Available data ->

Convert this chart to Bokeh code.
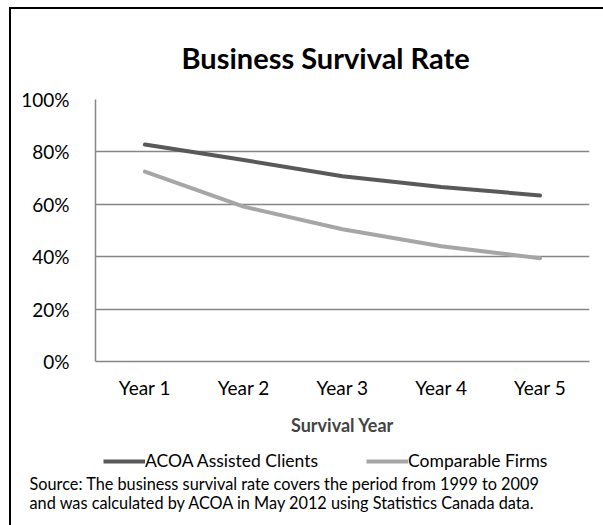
from bokeh.plotting import figure
from bokeh.layouts import column
from bokeh.models import (FactorRange, Range1d, NumeralTickFormatter, Label,
                          Legend, LegendItem, FixedTicker)
from bokeh.embed import file_html
from bokeh.resources import INLINE

years = ["Year 1", "Year 2", "Year 3", "Year 4", "Year 5"]
acoa = [0.828, 0.769, 0.707, 0.666, 0.634]
comparable = [0.725, 0.591, 0.505, 0.440, 0.394]
y_ticks = [0, 0.2, 0.4, 0.6, 0.8, 1.0]
title_text = "Business Survival Rate"
x_title = "Survival Year"
series_names = ["ACOA Assisted Clients", "Comparable Firms"]
source_lines = ["Source: The business survival rate covers the period from 1999 to 2009",
                "and was calculated by ACOA in May 2012 using Statistics Canada data."]

FONT = "Lato"
DARK = "#595959"
LIGHT = "#A6A6A6"

p = figure(frame_width=494, frame_height=262, x_range=FactorRange(*years), y_range=Range1d(0, 1),
           output_backend="svg", toolbar_location=None,
           min_border_left=84, min_border_right=14, min_border_top=90, min_border_bottom=79)
p.frame_align = False
p.background_fill_color = "white"
p.border_fill_color = "white"
p.outline_line_color = None
p.x_range.range_padding = 0
p.x_range.factor_padding = 0

p.title.text = title_text
p.title.text_font = FONT
p.title.text_font_style = "bold"
p.title.text_font_size = "29px"
p.title.align = "left"
p.title.offset = 86
p.title.text_color = "#000000"
p.title.standoff = 49

p.yaxis.ticker = FixedTicker(ticks=y_ticks)
p.yaxis.formatter = NumeralTickFormatter(format="0%")
for ax in (p.xaxis[0], p.yaxis[0]):
    ax.axis_line_color = "#868686"
    ax.axis_line_width = 1.5
    ax.major_tick_line_color = None
    ax.minor_tick_line_color = None
    ax.major_label_text_font = FONT
    ax.major_label_text_font_size = "19px"
    ax.major_label_text_color = "#000000"
p.yaxis.major_label_standoff = 20
p.xaxis.major_label_standoff = 8
p.xaxis.axis_label = x_title
p.xaxis.axis_label_text_font = FONT
p.xaxis.axis_label_text_font_style = "bold"
p.xaxis.axis_label_text_font_size = "18px"
p.xaxis.axis_label_standoff = 12
p.xgrid.grid_line_color = None
p.ygrid.grid_line_color = "#868686"
p.ygrid.grid_line_width = 1.5

p.line(years, acoa, line_color=DARK, line_width=4, line_cap="round")
p.line(years, comparable, line_color=LIGHT, line_width=4, line_cap="round")

# lower panel: legend + source note
QH = 85
q = figure(width=592, height=QH, x_range=Range1d(0, 592), y_range=Range1d(0, QH),
           output_backend="svg", toolbar_location=None, min_border=0,
           x_axis_location=None, y_axis_location=None)
q.frame_align = False
q.grid.visible = False
q.outline_line_color = None
q.background_fill_color = "white"
q.border_fill_color = "white"
idx = list(range(len(years)))
k1 = q.line(idx, acoa, line_color=DARK, line_width=4, visible=False)
k2 = q.line(idx, comparable, line_color=LIGHT, line_width=4, visible=False)
legend = Legend(items=[LegendItem(label=series_names[0], renderers=[k1]),
                       LegendItem(label=series_names[1], renderers=[k2])],
                orientation="horizontal", location=(92, 54),
                glyph_width=42, glyph_height=20, label_standoff=0, spacing=48,
                padding=0, margin=0, border_line_color=None, background_fill_alpha=0,
                inactive_fill_alpha=0,
                label_text_font=FONT, label_text_font_size="17.5px", label_text_color="#000000")
q.add_layout(legend, "center")
for i, line in enumerate(source_lines):
    q.add_layout(Label(x=18, y=42 - 19 * i, text=line, text_font=FONT,
                       text_font_size="16.3px", text_align="left", text_baseline="middle",
                       text_color="#000000"))

layout = column(p, q, spacing=0, margin=(7, 0, 0, 9),
                styles={"border-left": "2px solid #000000", "border-top": "2px solid #000000"})

open("out.html", "w").write(file_html(layout, INLINE))
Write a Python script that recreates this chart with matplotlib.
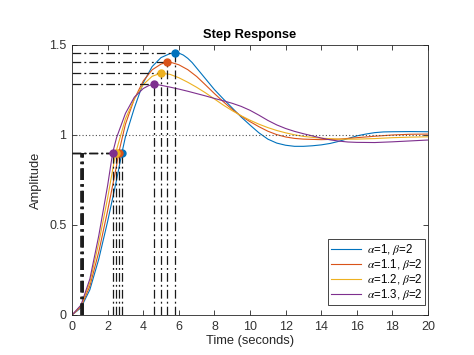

Exercise requirements -> Copy all lines from the material that include "this".

Response to the exercise ->
Convert this chart to Bokeh code.
Write a Python script that recreates this chart with matplotlib.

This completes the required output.